# who has best saltwater tackle



## Fishbone (May 8, 2009)

We live in Mobile, and so far the best saltwater selection for big game offshore fishing I have found is Acadamy Sports. Can anyone suggest any saltwater specialty outlets here on the gulf coast. So far I have had to order on-line to get things like the Gatlin Jethead trolling feathers, so I am looking for saltwater specialist shop, Bass Pro Shop is a good example of what I'm not looking for.

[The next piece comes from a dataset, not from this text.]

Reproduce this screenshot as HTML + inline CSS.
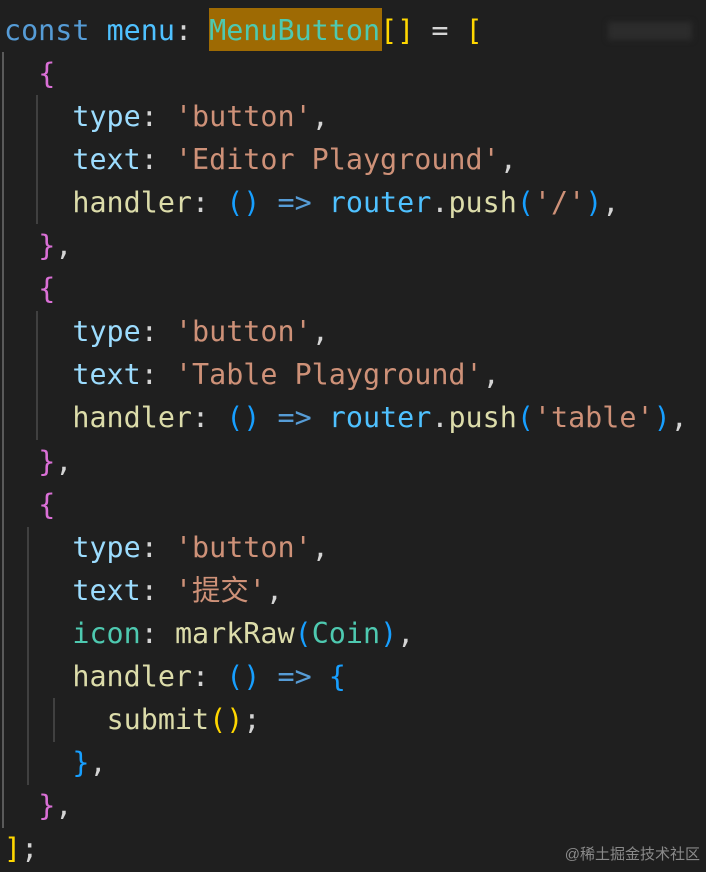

If anyone knows of any, would apreciate the info, Thanks to all


----------



## lobsterman (Sep 30, 2007)

Check out OutCast Bait and Tackle on barrancus ave Pensacola.


----------



## Xanadu (Oct 1, 2007)

Visit J&M in Orange Bch or get on line to Melton's.


----------



## Fishbone (May 8, 2009)

Thanks for the info folks, I'll check them out.


----------



## alexa041 (Jun 27, 2008)

I too live in Mobile and fish out of Dauphin Island and Orange Beach. There is a new place in Tilman's Corner called Tackle This Shoot That that has good saltwater tackle. That being said, I don't know how reliable they are and try to get all the tackle and bait I need at J&M while in Orange Beach.


----------



## biggamefishr (Oct 26, 2007)

I personally will never set foot in J&M again...goto outcast in pensacola, or top gun in orange beach...if they don't have what you need then order online


----------



## bluffman2 (Nov 22, 2007)

> *alexa041 (5/19/2009)*I too live in Mobile and fish out of Dauphin Island and Orange Beach. There is a new place in Tilman's Corner called Tackle This Shoot That that has good saltwater tackle. That being said, I don't know how reliable they are and try to get all the tackle and bait I need at J&M while in Orange Beach.


they do carry good stuff.....go see Gary (the owner) or Capt Dana (inshore guide) he works part time there.....very good people and have met me after hours to get me bait....

EDIT i think the problem with the ordering was because they had just opened and didnt know what all inventory was left at the old place....problem should be solved by now......was just in there and they are loaded with tackle....


----------



## Fishbone (May 8, 2009)

Thanks again everyone, and hope I got it right on the return of personal mesages. Those are the kinda places I'm used to bying my tackle from, sounds like Orange Beach is the spot.

Hope to see ya'll out at the floaters soon, Fishbone said that.


----------



## CHICO (Oct 2, 2007)

Yes defiently go to Tackle This in Tillmans Cornor. Dana usually works Monday-Thursday. Have been fishing with him a few times inshore and he is a great guy. They just got some new offshore lures in called Eat Me and are half the price of others that I have seen.


----------



## ateupwitit (May 26, 2008)

I second the previous guys, Tackle This and Shoot That is the place to go, knowledgeable and willing to help. They most everything you'll need and they're one of the only Everol reel dealers in the area not that I can afford them, lol.


----------



## Magic236 (Oct 1, 2007)

Go local, professional, and to those you like. I travel from Destin to J&M and like Sams. Why? I have found better advice than I get in Destin Tackle Shops. I also have found hard to find stuff at Outcast, but really don't know those guys, but I'm sure the do an awesome job.


----------



## Captain Woody Woods (Oct 2, 2007)

> *Magic236 (5/20/2009)*Go local, professional, and to those you like. I travel from Destin to J&M and like Sams. Why? I have found better advice than I get in Destin Tackle Shops. I also have found hard to find stuff at Outcast, but really don't know those guys, but I'm sure the do an awesome job.


that's dedication there.


----------



## wanna be tuna slayer (Oct 4, 2007)

Go to Sam's on Canal road. He has everything you would ever need and he is always willing to give you advice.


----------



## Chris V (Oct 18, 2007)

We aren't the biggest and fanciest shop around but we have a good selection of a little bit of everything and I will be glad to help you with anything you need, from specks to tuna.

Chris Vecsey

Top Gun Tackle, Orange Beach 

251-981-3811


----------



## rjcollings (Apr 22, 2009)

I would for sure recommend Top Gun. Have to admit Chris is great to deal with and a super sharp young man. 

Also Brian at Sams is ALWAYS great to deal with both get a great big thumbs up:clap


----------